start DATASET EXCERPT

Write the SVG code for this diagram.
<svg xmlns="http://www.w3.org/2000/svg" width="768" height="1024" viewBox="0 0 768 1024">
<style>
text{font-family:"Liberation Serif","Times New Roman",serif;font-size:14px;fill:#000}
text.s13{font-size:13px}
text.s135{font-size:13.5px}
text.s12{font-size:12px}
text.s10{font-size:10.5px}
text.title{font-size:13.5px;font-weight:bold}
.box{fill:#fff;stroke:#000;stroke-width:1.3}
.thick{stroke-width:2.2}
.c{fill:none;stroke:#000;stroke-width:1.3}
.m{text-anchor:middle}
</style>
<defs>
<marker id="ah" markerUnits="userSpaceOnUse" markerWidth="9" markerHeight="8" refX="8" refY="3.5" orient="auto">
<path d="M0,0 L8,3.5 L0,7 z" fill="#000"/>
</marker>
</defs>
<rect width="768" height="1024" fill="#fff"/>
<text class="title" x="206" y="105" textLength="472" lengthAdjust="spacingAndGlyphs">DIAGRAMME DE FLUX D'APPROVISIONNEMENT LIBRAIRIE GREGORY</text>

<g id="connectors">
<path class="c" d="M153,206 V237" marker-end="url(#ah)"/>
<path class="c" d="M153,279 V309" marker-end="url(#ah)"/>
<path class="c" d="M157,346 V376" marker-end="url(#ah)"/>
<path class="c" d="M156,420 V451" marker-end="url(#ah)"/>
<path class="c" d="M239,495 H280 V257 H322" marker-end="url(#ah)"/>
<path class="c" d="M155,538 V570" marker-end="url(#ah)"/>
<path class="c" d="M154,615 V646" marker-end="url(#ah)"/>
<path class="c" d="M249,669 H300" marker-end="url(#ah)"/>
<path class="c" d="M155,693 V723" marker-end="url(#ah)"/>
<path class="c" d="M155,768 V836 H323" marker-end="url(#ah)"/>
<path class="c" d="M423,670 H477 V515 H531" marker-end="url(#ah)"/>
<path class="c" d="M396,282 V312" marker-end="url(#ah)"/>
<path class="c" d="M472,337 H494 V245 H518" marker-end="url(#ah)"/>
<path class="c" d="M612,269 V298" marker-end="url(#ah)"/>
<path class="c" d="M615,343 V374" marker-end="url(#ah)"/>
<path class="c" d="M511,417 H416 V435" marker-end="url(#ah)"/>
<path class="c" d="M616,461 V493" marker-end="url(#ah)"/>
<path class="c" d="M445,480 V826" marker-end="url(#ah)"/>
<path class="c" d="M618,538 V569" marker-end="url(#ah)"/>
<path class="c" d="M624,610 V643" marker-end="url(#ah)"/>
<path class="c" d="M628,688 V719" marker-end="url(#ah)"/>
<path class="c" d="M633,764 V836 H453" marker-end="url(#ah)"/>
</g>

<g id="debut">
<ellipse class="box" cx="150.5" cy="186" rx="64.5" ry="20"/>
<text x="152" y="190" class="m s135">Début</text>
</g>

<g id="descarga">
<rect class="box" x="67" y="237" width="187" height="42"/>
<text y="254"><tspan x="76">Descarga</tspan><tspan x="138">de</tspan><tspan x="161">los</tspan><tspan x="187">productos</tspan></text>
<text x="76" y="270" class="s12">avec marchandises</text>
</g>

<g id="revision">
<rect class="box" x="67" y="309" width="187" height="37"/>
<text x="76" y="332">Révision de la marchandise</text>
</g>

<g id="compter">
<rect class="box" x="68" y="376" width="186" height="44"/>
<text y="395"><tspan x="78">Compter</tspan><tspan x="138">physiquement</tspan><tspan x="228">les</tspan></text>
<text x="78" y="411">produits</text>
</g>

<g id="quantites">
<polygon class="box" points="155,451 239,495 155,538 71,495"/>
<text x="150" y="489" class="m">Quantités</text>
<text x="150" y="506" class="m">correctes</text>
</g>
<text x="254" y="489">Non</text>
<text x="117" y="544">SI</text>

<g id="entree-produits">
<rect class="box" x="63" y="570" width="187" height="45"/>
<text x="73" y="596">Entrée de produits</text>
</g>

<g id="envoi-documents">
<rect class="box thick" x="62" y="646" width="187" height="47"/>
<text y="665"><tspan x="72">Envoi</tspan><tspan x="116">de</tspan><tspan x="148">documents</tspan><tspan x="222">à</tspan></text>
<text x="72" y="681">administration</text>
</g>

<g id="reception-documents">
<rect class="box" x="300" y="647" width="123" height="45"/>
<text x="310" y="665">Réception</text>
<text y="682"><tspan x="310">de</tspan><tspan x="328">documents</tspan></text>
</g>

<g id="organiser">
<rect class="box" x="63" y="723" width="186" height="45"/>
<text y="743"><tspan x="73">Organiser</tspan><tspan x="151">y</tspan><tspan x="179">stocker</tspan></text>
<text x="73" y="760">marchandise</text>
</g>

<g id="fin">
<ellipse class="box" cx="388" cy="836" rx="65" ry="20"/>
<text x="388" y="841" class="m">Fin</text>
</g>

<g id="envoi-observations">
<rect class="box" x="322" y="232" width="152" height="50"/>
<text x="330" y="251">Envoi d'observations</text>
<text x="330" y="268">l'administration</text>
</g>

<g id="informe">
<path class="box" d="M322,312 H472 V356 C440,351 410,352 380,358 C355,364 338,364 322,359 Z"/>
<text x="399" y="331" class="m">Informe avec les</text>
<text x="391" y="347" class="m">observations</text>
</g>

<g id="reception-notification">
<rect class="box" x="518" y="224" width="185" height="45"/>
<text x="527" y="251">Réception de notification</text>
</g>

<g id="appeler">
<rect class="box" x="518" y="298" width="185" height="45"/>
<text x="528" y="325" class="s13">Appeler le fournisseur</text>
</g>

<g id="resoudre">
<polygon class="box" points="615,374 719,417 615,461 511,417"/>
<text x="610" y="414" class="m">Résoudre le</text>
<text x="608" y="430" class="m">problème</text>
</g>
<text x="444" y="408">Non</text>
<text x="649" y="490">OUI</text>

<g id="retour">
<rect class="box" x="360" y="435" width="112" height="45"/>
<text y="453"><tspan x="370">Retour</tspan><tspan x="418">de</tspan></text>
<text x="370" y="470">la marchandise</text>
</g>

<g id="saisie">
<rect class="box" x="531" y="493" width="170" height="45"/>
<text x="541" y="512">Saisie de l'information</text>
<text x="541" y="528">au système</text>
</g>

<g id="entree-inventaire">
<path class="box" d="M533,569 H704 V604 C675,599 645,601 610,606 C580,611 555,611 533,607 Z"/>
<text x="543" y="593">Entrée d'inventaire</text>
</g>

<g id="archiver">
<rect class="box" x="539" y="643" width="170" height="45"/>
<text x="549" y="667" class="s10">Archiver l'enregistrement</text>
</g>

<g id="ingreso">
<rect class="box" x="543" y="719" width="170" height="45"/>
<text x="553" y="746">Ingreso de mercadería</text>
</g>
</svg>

end DATASET EXCERPT

WRITTEN REQUEST:
Using the listing above, retype each line exactly.

FULL RESPONSE:
Write the SVG code for this diagram.
<svg xmlns="http://www.w3.org/2000/svg" width="768" height="1024" viewBox="0 0 768 1024">
<style>
text{font-family:"Liberation Serif","Times New Roman",serif;font-size:14px;fill:#000}
text.s13{font-size:13px}
text.s135{font-size:13.5px}
text.s12{font-size:12px}
text.s10{font-size:10.5px}
text.title{font-size:13.5px;font-weight:bold}
.box{fill:#fff;stroke:#000;stroke-width:1.3}
.thick{stroke-width:2.2}
.c{fill:none;stroke:#000;stroke-width:1.3}
.m{text-anchor:middle}
</style>
<defs>
<marker id="ah" markerUnits="userSpaceOnUse" markerWidth="9" markerHeight="8" refX="8" refY="3.5" orient="auto">
<path d="M0,0 L8,3.5 L0,7 z" fill="#000"/>
</marker>
</defs>
<rect width="768" height="1024" fill="#fff"/>
<text class="title" x="206" y="105" textLength="472" lengthAdjust="spacingAndGlyphs">DIAGRAMME DE FLUX D'APPROVISIONNEMENT LIBRAIRIE GREGORY</text>

<g id="connectors">
<path class="c" d="M153,206 V237" marker-end="url(#ah)"/>
<path class="c" d="M153,279 V309" marker-end="url(#ah)"/>
<path class="c" d="M157,346 V376" marker-end="url(#ah)"/>
<path class="c" d="M156,420 V451" marker-end="url(#ah)"/>
<path class="c" d="M239,495 H280 V257 H322" marker-end="url(#ah)"/>
<path class="c" d="M155,538 V570" marker-end="url(#ah)"/>
<path class="c" d="M154,615 V646" marker-end="url(#ah)"/>
<path class="c" d="M249,669 H300" marker-end="url(#ah)"/>
<path class="c" d="M155,693 V723" marker-end="url(#ah)"/>
<path class="c" d="M155,768 V836 H323" marker-end="url(#ah)"/>
<path class="c" d="M423,670 H477 V515 H531" marker-end="url(#ah)"/>
<path class="c" d="M396,282 V312" marker-end="url(#ah)"/>
<path class="c" d="M472,337 H494 V245 H518" marker-end="url(#ah)"/>
<path class="c" d="M612,269 V298" marker-end="url(#ah)"/>
<path class="c" d="M615,343 V374" marker-end="url(#ah)"/>
<path class="c" d="M511,417 H416 V435" marker-end="url(#ah)"/>
<path class="c" d="M616,461 V493" marker-end="url(#ah)"/>
<path class="c" d="M445,480 V826" marker-end="url(#ah)"/>
<path class="c" d="M618,538 V569" marker-end="url(#ah)"/>
<path class="c" d="M624,610 V643" marker-end="url(#ah)"/>
<path class="c" d="M628,688 V719" marker-end="url(#ah)"/>
<path class="c" d="M633,764 V836 H453" marker-end="url(#ah)"/>
</g>

<g id="debut">
<ellipse class="box" cx="150.5" cy="186" rx="64.5" ry="20"/>
<text x="152" y="190" class="m s135">Début</text>
</g>

<g id="descarga">
<rect class="box" x="67" y="237" width="187" height="42"/>
<text y="254"><tspan x="76">Descarga</tspan><tspan x="138">de</tspan><tspan x="161">los</tspan><tspan x="187">productos</tspan></text>
<text x="76" y="270" class="s12">avec marchandises</text>
</g>

<g id="revision">
<rect class="box" x="67" y="309" width="187" height="37"/>
<text x="76" y="332">Révision de la marchandise</text>
</g>

<g id="compter">
<rect class="box" x="68" y="376" width="186" height="44"/>
<text y="395"><tspan x="78">Compter</tspan><tspan x="138">physiquement</tspan><tspan x="228">les</tspan></text>
<text x="78" y="411">produits</text>
</g>

<g id="quantites">
<polygon class="box" points="155,451 239,495 155,538 71,495"/>
<text x="150" y="489" class="m">Quantités</text>
<text x="150" y="506" class="m">correctes</text>
</g>
<text x="254" y="489">Non</text>
<text x="117" y="544">SI</text>

<g id="entree-produits">
<rect class="box" x="63" y="570" width="187" height="45"/>
<text x="73" y="596">Entrée de produits</text>
</g>

<g id="envoi-documents">
<rect class="box thick" x="62" y="646" width="187" height="47"/>
<text y="665"><tspan x="72">Envoi</tspan><tspan x="116">de</tspan><tspan x="148">documents</tspan><tspan x="222">à</tspan></text>
<text x="72" y="681">administration</text>
</g>

<g id="reception-documents">
<rect class="box" x="300" y="647" width="123" height="45"/>
<text x="310" y="665">Réception</text>
<text y="682"><tspan x="310">de</tspan><tspan x="328">documents</tspan></text>
</g>

<g id="organiser">
<rect class="box" x="63" y="723" width="186" height="45"/>
<text y="743"><tspan x="73">Organiser</tspan><tspan x="151">y</tspan><tspan x="179">stocker</tspan></text>
<text x="73" y="760">marchandise</text>
</g>

<g id="fin">
<ellipse class="box" cx="388" cy="836" rx="65" ry="20"/>
<text x="388" y="841" class="m">Fin</text>
</g>

<g id="envoi-observations">
<rect class="box" x="322" y="232" width="152" height="50"/>
<text x="330" y="251">Envoi d'observations</text>
<text x="330" y="268">l'administration</text>
</g>

<g id="informe">
<path class="box" d="M322,312 H472 V356 C440,351 410,352 380,358 C355,364 338,364 322,359 Z"/>
<text x="399" y="331" class="m">Informe avec les</text>
<text x="391" y="347" class="m">observations</text>
</g>

<g id="reception-notification">
<rect class="box" x="518" y="224" width="185" height="45"/>
<text x="527" y="251">Réception de notification</text>
</g>

<g id="appeler">
<rect class="box" x="518" y="298" width="185" height="45"/>
<text x="528" y="325" class="s13">Appeler le fournisseur</text>
</g>

<g id="resoudre">
<polygon class="box" points="615,374 719,417 615,461 511,417"/>
<text x="610" y="414" class="m">Résoudre le</text>
<text x="608" y="430" class="m">problème</text>
</g>
<text x="444" y="408">Non</text>
<text x="649" y="490">OUI</text>

<g id="retour">
<rect class="box" x="360" y="435" width="112" height="45"/>
<text y="453"><tspan x="370">Retour</tspan><tspan x="418">de</tspan></text>
<text x="370" y="470">la marchandise</text>
</g>

<g id="saisie">
<rect class="box" x="531" y="493" width="170" height="45"/>
<text x="541" y="512">Saisie de l'information</text>
<text x="541" y="528">au système</text>
</g>

<g id="entree-inventaire">
<path class="box" d="M533,569 H704 V604 C675,599 645,601 610,606 C580,611 555,611 533,607 Z"/>
<text x="543" y="593">Entrée d'inventaire</text>
</g>

<g id="archiver">
<rect class="box" x="539" y="643" width="170" height="45"/>
<text x="549" y="667" class="s10">Archiver l'enregistrement</text>
</g>

<g id="ingreso">
<rect class="box" x="543" y="719" width="170" height="45"/>
<text x="553" y="746">Ingreso de mercadería</text>
</g>
</svg>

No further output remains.